2. Dendritic Cell (DC)-based Cancer Immunotherapy:

Cancer cell heterogeneity contributes to the failure of drug monotherapy. CryoIT, involving the injection of naïve immature DCs into cryoablated cancer tissue, was hypothesized to address this heterogeneity. The aim of this project is to conduct a phase I clinical trial of CryoIT, with safety as the primary endpoint and evidence of efficacy as the secondary endpoint. Methods include cryoablation of cancer tissue, differentiation of monocyte-derived DCs (moDCs), and analysis of patient samples using clinical biochemistry, pathology, radiology, liquid biopsies, T-cell receptor sequencing (TCR-seq), and CyTOF mass spectrometry. The phase I trial (NCT02423928) showed favorable safety and good patient tolerability. Evidence of therapeutic effects was suggested by circulating tumor cell enumeration and TCR-seq of peripheral blood. As of 2024, 8 of the 18 patients remain alive, with survival times ranging from 4.5 to 9 years.

3. Robust Production of More Potent Therapeutic DCs:

The full potential of DC-based therapy has yet to be realized, and this project aims to investigate mechanisms to enhance pro-inflammatory DCs. Methods include isolation of leukocyte subpopulations, differentiation and maturation of DCs, characterization using RNA-seq, flow cytometry, cytokine and kynurenine secretion, functional assays, and the effects of small molecular compounds on signal transduction pathways. The group discovered that moDCs exhibit both pro-inflammatory and tolerogenic features. They then identified critical gene expression patterns affected by WNT/β-catenin and STAT3 modulators and evaluated conventional DCs as possible replacements for moDCs in future CryoIT.

Translational, clinical, and societal impact

The group’s research has had significant translational and clinical impacts, particularly in cancer treatment:

Clinical impact: The development of CryoIT, a DC-based immunotherapy, has shown promising results in a phase I clinical trial for metastatic castration-resistant prostate cancer, demonstrating prolonged survival and few adverse events. 

Research protocols: Insights from transcription factor studies and prostate cancer models have influenced research protocols and therapeutic strategies.

Societal importance: Advances in cancer immunotherapy have the potential to improve patient outcomes and provide new treatment options. Biomarkers identified in the research are being evaluated for inclusion in clinical trials and practice.

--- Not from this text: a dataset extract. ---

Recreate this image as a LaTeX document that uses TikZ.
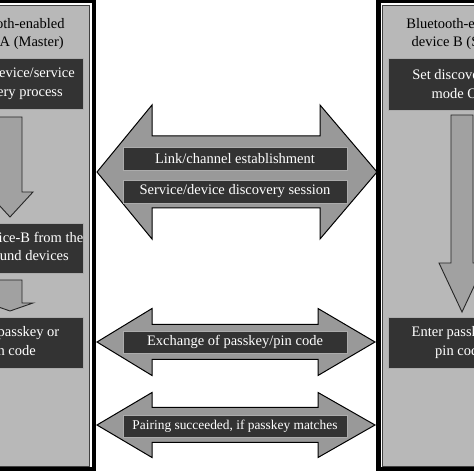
\documentclass[tikz,border=0pt]{standalone}
\usepackage{fontspec}
\setmainfont{Liberation Serif}
\definecolor{panelgray}{gray}{0.72}
\definecolor{arrowgray}{gray}{0.63}
\definecolor{bargray}{gray}{0.60}
\definecolor{boxgray}{gray}{0.20}
\begin{document}
\begin{tikzpicture}[x=1pt, y=1pt,
		panel/.style={fill=panelgray, draw=black!75, line width=0.8pt},
		darkbox/.style={fill=boxgray, draw=gray!65, line width=0.8pt, text=white, align=center, inner sep=0pt, font=\fontsize{14.5}{18.5}\selectfont},
		title/.style={align=center, font=\fontsize{14.5}{18}\selectfont},
		downarrow/.style={fill=arrowgray, draw=black!85, line width=0.9pt},
		bar/.style={fill=bargray, draw=black, line width=1pt}]
				\useasboundingbox (0,0) rectangle (474,474);
				\clip (0,0) rectangle (474,474);

				% Draw panels
				\fill[black] (-80,3) rectangle (96,480);
				\fill[white] (-80,6.5) rectangle (91.5,470.5);
				\draw[panel] (-80,8) rectangle (89.5,469);
				\fill[black] (376,3) rectangle (560,480);
				\fill[white] (380.5,6.5) rectangle (560,470.5);
				\draw[panel] (382.5,8) rectangle (560,469);

				% Titles
				\node[title] (titleA) at (11,440) {Bluetooth-enabled\\device A (Master)};
				\node[title] (titleB) at (460,440) {Bluetooth-enabled\\device B (Slave)};

				% Device A steps
				\node[darkbox, minimum width=144, minimum height=51] (startA) at (11,390.5) {Initiate device/service\\discovery process};
				\node[darkbox, minimum width=144, minimum height=50] (selectA) at (11,226) {Select device-B from the\\background devices};
				\node[darkbox, minimum width=144, minimum height=51] (passA) at (11,131.5) {Enter passkey or\\pin code};

				% Device B steps
				\node[darkbox, minimum width=144, minimum height=52] (discB) at (460,390) {Set discoverable\\mode ON};
				\node[darkbox, minimum width=144, minimum height=51] (passB) at (460,131.5) {Enter passkey or\\pin code};

				% Down arrows
				\draw[downarrow] (-2,357) -- (22,357) -- (22,282) -- (33,282) -- (10,257) -- (-13,282) -- (-2,282) -- cycle;
				\draw[downarrow] (-2,194) -- (22,194) -- (22,171) -- (33,171) -- (10,163) -- (-13,171) -- (-2,171) -- cycle;
				\draw[downarrow] (451,359) -- (473,359) -- (473,211) -- (485,211) -- (462,162) -- (439,211) -- (451,211) -- cycle;

				% Double arrows between the devices
				\foreach \yc/\hh/\sh/\xb/\xr in {302/67/36/320/377, 132/33.5/17.5/318/375, 49/32.5/17.5/318/375}
					\draw[bar] (97,\yc) -- (152,\yc+\hh) -- (152,\yc+\sh) -- (\xb,\yc+\sh) -- (\xb,\yc+\hh) -- (\xr,\yc)
						-- (\xb,\yc-\hh) -- (\xb,\yc-\sh) -- (152,\yc-\sh) -- (152,\yc-\hh) -- cycle;

				% Labels
				\node[darkbox, minimum width=224, minimum height=23] (link) at (235,315.5) {Link/channel establishment};
				\node[darkbox, minimum width=224, minimum height=23] (discovery) at (235,282.5) {Service/device discovery session};
				\node[darkbox, minimum width=224, minimum height=22] (exchange) at (235,132) {Exchange of passkey/pin code};
				\node[darkbox, minimum width=224, minimum height=22, font=\fontsize{13.4}{16}\selectfont] (pairing) at (235,48) {Pairing succeeded, if passkey matches};
			\end{tikzpicture}
\end{document}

Future perspectives from 2024

Enhance CryoIT: Further to refine and improve DC production and functionality and expand clinical trials to include more cancer types.

Advance biomarker research: Utilize high-resolution sequencing and spatial tissue characterization to better understand and treat cancer.

Innovate cancer therapy: Develop new therapeutic strategies based on the group’s extensive research on transcription factors and molecular mechanisms in cancer.

Expand collaborations: Continue collaborating with international partners to leverage diverse expertise and resources in cancer research and treatment.